-- JOB --
Print word for word the first line of the listing below and every line after it, through the line with "fig = plt.figure(figsize=(W". Leave out the pictures and the rest.

---------- EXCERPTED DATA ----------

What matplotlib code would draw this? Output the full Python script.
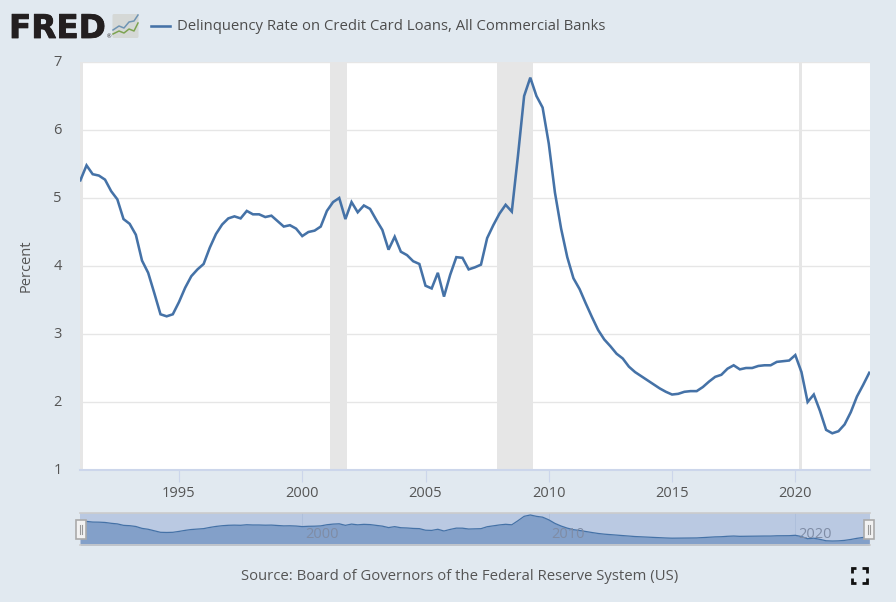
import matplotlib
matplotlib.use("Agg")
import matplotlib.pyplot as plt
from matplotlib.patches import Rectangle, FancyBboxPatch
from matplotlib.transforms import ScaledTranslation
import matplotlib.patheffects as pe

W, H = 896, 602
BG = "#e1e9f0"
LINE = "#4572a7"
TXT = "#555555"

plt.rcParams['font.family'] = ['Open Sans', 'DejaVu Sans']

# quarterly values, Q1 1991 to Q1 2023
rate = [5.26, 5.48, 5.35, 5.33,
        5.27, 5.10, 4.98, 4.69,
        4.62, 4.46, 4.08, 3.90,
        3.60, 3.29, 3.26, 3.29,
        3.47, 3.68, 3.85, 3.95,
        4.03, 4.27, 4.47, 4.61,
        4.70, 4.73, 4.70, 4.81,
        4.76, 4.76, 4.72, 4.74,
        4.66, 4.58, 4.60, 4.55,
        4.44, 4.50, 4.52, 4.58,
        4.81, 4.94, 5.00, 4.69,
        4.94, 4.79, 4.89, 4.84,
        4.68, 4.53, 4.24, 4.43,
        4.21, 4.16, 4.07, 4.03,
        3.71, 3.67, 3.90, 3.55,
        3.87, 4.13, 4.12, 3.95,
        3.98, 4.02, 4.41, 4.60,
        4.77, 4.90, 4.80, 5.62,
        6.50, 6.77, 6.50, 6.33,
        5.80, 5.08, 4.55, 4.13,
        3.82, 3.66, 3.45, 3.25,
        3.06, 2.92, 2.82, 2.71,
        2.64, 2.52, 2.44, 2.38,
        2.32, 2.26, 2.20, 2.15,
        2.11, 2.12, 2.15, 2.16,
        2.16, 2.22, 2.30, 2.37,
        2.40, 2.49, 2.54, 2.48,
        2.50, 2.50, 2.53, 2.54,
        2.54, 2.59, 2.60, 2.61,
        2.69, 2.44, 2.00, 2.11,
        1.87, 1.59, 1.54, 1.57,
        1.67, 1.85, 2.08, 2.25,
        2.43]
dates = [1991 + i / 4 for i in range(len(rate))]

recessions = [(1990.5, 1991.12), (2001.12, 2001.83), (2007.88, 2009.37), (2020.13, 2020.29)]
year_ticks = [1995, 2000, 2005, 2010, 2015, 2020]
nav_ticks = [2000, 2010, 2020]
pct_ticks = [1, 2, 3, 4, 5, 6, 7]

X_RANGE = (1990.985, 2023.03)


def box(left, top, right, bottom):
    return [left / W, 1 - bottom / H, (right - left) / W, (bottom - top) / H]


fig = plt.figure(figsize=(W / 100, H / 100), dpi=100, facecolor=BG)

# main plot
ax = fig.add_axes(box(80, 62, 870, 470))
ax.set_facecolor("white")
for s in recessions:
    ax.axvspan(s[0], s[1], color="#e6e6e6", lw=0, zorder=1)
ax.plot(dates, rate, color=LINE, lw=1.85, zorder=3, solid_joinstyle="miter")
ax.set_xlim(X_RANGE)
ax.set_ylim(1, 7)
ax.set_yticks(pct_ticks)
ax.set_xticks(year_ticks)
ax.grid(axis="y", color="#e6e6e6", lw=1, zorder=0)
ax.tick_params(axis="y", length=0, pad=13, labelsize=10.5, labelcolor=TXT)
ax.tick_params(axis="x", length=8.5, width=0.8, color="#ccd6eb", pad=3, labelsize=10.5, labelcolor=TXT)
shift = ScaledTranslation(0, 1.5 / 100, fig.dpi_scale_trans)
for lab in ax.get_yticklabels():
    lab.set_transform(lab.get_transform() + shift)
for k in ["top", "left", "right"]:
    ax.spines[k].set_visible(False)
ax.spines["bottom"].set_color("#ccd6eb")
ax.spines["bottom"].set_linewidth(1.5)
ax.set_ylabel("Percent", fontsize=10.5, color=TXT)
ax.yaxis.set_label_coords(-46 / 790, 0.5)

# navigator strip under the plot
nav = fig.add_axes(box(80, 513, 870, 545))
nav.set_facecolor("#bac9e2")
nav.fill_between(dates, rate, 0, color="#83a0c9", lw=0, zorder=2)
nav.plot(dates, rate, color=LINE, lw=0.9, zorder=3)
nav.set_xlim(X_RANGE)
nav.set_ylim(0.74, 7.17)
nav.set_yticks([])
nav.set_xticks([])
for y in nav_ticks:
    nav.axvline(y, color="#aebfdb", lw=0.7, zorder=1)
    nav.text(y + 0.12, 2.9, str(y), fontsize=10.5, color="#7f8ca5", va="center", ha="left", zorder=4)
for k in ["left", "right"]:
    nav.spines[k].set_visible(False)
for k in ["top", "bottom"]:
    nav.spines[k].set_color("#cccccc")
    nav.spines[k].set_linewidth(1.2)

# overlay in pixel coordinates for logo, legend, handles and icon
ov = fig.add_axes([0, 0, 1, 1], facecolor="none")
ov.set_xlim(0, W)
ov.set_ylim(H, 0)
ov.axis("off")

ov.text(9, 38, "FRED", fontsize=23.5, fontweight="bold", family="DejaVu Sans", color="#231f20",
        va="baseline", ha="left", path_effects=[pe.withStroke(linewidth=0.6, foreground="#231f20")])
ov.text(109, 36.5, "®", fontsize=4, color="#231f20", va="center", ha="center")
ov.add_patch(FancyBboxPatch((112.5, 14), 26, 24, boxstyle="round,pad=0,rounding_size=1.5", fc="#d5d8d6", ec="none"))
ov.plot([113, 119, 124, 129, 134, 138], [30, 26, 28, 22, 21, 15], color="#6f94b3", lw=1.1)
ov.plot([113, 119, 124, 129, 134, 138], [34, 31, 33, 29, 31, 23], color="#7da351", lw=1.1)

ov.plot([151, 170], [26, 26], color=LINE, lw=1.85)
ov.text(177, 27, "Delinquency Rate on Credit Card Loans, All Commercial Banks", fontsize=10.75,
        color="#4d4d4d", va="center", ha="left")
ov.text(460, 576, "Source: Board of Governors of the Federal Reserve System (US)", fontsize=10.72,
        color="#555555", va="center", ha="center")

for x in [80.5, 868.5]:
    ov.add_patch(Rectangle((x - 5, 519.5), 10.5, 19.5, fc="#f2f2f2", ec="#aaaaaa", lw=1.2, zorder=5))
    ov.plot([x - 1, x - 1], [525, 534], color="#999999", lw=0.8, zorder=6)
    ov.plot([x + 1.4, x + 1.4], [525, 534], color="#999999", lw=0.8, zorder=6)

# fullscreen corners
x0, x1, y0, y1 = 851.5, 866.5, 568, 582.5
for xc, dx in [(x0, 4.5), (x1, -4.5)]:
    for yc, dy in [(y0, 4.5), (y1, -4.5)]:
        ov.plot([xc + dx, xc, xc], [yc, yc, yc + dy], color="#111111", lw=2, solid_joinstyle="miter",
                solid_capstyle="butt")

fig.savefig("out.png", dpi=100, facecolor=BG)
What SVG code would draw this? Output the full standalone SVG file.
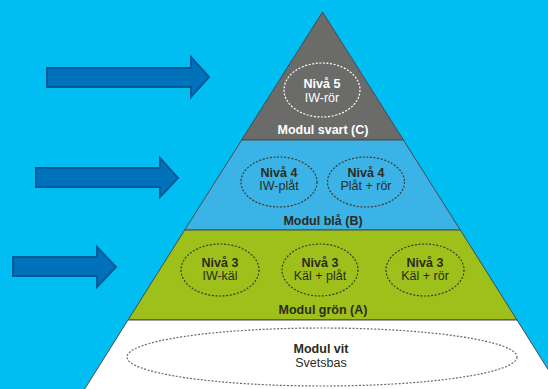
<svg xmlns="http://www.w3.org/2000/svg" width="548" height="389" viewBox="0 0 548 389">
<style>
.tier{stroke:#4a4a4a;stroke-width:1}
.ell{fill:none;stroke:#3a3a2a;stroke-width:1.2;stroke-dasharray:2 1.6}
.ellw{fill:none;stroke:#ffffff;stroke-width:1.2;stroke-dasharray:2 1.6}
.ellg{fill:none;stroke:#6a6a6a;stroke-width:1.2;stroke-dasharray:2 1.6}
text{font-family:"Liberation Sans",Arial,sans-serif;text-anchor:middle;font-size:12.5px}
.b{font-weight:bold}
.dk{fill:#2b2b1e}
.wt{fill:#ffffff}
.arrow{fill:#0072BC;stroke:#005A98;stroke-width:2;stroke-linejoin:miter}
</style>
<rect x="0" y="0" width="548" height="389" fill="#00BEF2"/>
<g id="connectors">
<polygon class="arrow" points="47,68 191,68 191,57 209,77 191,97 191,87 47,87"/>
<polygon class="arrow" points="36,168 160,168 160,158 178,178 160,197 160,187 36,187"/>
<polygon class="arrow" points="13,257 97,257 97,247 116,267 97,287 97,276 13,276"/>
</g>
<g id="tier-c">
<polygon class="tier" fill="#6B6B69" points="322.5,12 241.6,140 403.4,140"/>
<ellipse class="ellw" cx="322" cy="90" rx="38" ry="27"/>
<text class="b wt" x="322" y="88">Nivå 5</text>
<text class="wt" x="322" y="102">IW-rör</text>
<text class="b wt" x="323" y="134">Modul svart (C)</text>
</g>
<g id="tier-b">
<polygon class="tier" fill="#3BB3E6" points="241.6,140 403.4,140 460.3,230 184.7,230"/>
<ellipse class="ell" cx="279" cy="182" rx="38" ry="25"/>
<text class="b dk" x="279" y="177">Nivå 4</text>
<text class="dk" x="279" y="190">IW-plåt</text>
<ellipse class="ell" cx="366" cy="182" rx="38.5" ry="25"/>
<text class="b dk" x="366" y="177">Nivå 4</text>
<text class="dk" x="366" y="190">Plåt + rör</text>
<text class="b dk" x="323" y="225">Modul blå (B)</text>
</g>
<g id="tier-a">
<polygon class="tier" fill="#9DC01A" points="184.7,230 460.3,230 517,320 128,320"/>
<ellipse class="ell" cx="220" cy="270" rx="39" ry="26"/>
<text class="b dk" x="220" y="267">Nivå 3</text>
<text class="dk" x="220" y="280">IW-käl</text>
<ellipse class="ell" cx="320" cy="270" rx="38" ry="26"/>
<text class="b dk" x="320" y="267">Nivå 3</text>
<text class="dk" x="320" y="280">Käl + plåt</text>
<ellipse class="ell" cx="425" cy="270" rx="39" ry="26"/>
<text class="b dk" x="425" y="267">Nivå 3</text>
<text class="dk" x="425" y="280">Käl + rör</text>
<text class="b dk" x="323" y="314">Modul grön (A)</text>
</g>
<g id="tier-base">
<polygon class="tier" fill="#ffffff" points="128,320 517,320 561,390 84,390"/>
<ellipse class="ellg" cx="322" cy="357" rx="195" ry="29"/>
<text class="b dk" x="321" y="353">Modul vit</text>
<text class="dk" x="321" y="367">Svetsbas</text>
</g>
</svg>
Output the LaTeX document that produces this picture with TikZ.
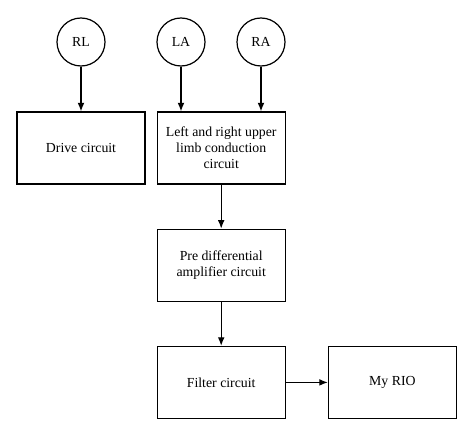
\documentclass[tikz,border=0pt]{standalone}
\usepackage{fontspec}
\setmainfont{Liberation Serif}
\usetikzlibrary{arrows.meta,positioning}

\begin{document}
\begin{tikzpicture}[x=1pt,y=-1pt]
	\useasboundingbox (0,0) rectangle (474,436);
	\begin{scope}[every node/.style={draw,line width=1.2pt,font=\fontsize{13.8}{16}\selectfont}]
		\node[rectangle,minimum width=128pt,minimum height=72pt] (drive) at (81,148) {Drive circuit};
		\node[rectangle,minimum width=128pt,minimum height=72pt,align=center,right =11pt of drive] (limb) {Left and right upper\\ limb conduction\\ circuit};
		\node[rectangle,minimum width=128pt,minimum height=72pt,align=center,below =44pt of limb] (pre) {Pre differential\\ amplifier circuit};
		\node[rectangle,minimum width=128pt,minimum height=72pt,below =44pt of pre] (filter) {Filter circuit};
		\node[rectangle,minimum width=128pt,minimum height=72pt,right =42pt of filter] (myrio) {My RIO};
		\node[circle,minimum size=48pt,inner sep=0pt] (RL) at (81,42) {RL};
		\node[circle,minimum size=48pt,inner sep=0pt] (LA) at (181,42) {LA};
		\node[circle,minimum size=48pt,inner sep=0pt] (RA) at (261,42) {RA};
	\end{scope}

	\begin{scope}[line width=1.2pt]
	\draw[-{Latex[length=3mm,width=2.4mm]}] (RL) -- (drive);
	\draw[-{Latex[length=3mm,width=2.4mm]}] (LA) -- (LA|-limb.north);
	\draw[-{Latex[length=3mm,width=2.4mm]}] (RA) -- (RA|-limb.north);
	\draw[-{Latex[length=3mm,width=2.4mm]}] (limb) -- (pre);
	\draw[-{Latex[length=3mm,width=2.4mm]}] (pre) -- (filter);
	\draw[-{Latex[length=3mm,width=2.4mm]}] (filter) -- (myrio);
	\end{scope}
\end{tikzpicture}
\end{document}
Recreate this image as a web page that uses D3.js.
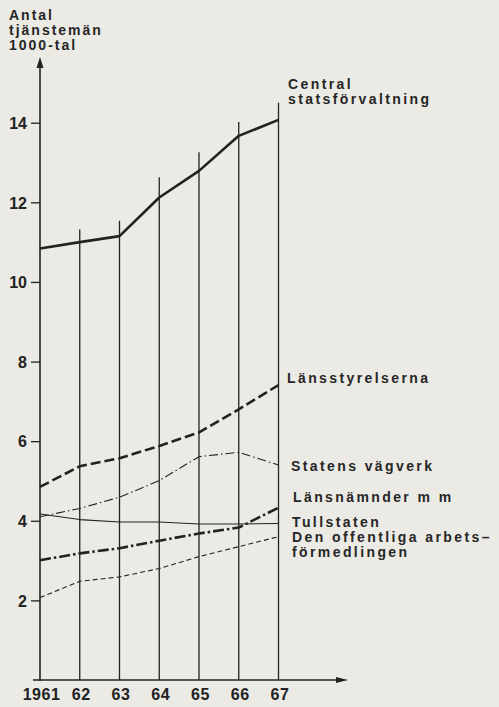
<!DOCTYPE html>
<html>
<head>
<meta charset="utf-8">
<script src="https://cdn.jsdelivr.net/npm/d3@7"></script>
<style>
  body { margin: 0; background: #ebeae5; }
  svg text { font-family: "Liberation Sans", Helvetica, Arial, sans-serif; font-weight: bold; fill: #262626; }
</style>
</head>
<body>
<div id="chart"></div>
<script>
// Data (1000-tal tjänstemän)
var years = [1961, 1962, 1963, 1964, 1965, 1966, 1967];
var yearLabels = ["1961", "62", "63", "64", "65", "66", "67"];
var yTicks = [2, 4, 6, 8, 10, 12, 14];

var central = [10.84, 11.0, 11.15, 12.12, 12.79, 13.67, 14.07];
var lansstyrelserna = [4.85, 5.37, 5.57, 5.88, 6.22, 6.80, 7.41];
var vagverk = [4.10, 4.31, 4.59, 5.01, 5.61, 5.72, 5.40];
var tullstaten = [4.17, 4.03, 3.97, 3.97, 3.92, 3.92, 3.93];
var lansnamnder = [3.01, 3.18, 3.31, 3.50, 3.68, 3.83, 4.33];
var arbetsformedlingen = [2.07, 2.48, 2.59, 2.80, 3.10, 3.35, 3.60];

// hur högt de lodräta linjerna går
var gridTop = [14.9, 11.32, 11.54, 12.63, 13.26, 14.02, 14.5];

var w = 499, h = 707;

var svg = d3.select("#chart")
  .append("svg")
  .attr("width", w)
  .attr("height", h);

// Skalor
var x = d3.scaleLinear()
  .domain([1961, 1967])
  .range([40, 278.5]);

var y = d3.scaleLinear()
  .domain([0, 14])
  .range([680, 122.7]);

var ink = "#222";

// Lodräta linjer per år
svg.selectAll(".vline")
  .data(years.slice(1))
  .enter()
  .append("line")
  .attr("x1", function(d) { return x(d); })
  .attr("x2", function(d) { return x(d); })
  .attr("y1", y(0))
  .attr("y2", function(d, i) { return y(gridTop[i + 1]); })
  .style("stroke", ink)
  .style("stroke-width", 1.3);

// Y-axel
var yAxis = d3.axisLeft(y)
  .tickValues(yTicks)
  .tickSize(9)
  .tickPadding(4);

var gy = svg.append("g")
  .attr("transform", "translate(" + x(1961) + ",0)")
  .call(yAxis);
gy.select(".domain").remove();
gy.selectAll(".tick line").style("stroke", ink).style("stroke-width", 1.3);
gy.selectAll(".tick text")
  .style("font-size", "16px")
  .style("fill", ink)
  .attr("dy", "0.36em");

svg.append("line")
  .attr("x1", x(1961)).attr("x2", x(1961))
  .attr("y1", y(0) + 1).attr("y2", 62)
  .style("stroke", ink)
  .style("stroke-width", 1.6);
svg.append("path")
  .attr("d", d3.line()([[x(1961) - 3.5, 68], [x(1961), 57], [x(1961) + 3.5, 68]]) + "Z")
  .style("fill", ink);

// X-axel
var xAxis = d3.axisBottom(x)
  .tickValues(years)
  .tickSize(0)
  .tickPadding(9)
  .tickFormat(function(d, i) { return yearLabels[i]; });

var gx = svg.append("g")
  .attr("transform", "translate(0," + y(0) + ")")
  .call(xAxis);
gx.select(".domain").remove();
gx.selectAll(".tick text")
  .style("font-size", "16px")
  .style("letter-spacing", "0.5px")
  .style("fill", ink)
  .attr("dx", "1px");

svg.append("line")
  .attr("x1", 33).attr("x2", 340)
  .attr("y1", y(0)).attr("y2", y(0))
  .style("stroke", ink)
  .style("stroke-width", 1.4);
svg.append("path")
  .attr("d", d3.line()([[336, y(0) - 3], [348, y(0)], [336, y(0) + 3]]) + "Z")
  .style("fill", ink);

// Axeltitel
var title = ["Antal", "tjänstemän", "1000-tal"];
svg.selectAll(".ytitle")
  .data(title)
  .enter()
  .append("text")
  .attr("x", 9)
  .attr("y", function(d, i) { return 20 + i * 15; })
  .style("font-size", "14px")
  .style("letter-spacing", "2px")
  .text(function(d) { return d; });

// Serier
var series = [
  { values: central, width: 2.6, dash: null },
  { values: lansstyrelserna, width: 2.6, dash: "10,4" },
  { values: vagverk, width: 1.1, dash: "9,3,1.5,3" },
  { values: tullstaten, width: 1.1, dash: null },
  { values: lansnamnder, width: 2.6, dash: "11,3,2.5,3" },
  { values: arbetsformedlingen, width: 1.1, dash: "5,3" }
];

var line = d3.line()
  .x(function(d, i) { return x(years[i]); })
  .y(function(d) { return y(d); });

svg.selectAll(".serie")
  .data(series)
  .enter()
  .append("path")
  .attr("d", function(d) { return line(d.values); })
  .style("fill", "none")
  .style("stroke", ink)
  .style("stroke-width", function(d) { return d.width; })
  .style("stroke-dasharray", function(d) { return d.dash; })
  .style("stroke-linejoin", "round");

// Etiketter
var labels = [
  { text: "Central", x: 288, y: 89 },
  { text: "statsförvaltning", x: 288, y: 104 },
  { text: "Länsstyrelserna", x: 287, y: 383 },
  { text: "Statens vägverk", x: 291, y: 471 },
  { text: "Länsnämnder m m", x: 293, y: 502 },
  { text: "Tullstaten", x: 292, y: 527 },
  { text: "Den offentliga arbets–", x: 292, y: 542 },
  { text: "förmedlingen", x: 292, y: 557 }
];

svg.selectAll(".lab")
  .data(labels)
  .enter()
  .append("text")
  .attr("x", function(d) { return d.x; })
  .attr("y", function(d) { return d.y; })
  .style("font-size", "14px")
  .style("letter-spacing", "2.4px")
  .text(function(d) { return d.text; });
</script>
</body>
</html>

----------

-- RESPONSE --
What matplotlib code would draw this? Output the full Python script.
import matplotlib
matplotlib.use("Agg")
import matplotlib.pyplot as plt
from matplotlib.patches import Rectangle, FancyBboxPatch
from matplotlib.transforms import ScaledTranslation
import matplotlib.patheffects as pe

W, H = 896, 602
BG = "#e1e9f0"
LINE = "#4572a7"
TXT = "#555555"

plt.rcParams['font.family'] = ['Open Sans', 'DejaVu Sans']

# quarterly values, Q1 1991 to Q1 2023
rate = [5.26, 5.48, 5.35, 5.33,
        5.27, 5.10, 4.98, 4.69,
        4.62, 4.46, 4.08, 3.90,
        3.60, 3.29, 3.26, 3.29,
        3.47, 3.68, 3.85, 3.95,
        4.03, 4.27, 4.47, 4.61,
        4.70, 4.73, 4.70, 4.81,
        4.76, 4.76, 4.72, 4.74,
        4.66, 4.58, 4.60, 4.55,
        4.44, 4.50, 4.52, 4.58,
        4.81, 4.94, 5.00, 4.69,
        4.94, 4.79, 4.89, 4.84,
        4.68, 4.53, 4.24, 4.43,
        4.21, 4.16, 4.07, 4.03,
        3.71, 3.67, 3.90, 3.55,
        3.87, 4.13, 4.12, 3.95,
        3.98, 4.02, 4.41, 4.60,
        4.77, 4.90, 4.80, 5.62,
        6.50, 6.77, 6.50, 6.33,
        5.80, 5.08, 4.55, 4.13,
        3.82, 3.66, 3.45, 3.25,
        3.06, 2.92, 2.82, 2.71,
        2.64, 2.52, 2.44, 2.38,
        2.32, 2.26, 2.20, 2.15,
        2.11, 2.12, 2.15, 2.16,
        2.16, 2.22, 2.30, 2.37,
        2.40, 2.49, 2.54, 2.48,
        2.50, 2.50, 2.53, 2.54,
        2.54, 2.59, 2.60, 2.61,
        2.69, 2.44, 2.00, 2.11,
        1.87, 1.59, 1.54, 1.57,
        1.67, 1.85, 2.08, 2.25,
        2.43]
dates = [1991 + i / 4 for i in range(len(rate))]

recessions = [(1990.5, 1991.12), (2001.12, 2001.83), (2007.88, 2009.37), (2020.13, 2020.29)]
year_ticks = [1995, 2000, 2005, 2010, 2015, 2020]
nav_ticks = [2000, 2010, 2020]
pct_ticks = [1, 2, 3, 4, 5, 6, 7]

X_RANGE = (1990.985, 2023.03)


def box(left, top, right, bottom):
    return [left / W, 1 - bottom / H, (right - left) / W, (bottom - top) / H]


fig = plt.figure(figsize=(W / 100, H / 100), dpi=100, facecolor=BG)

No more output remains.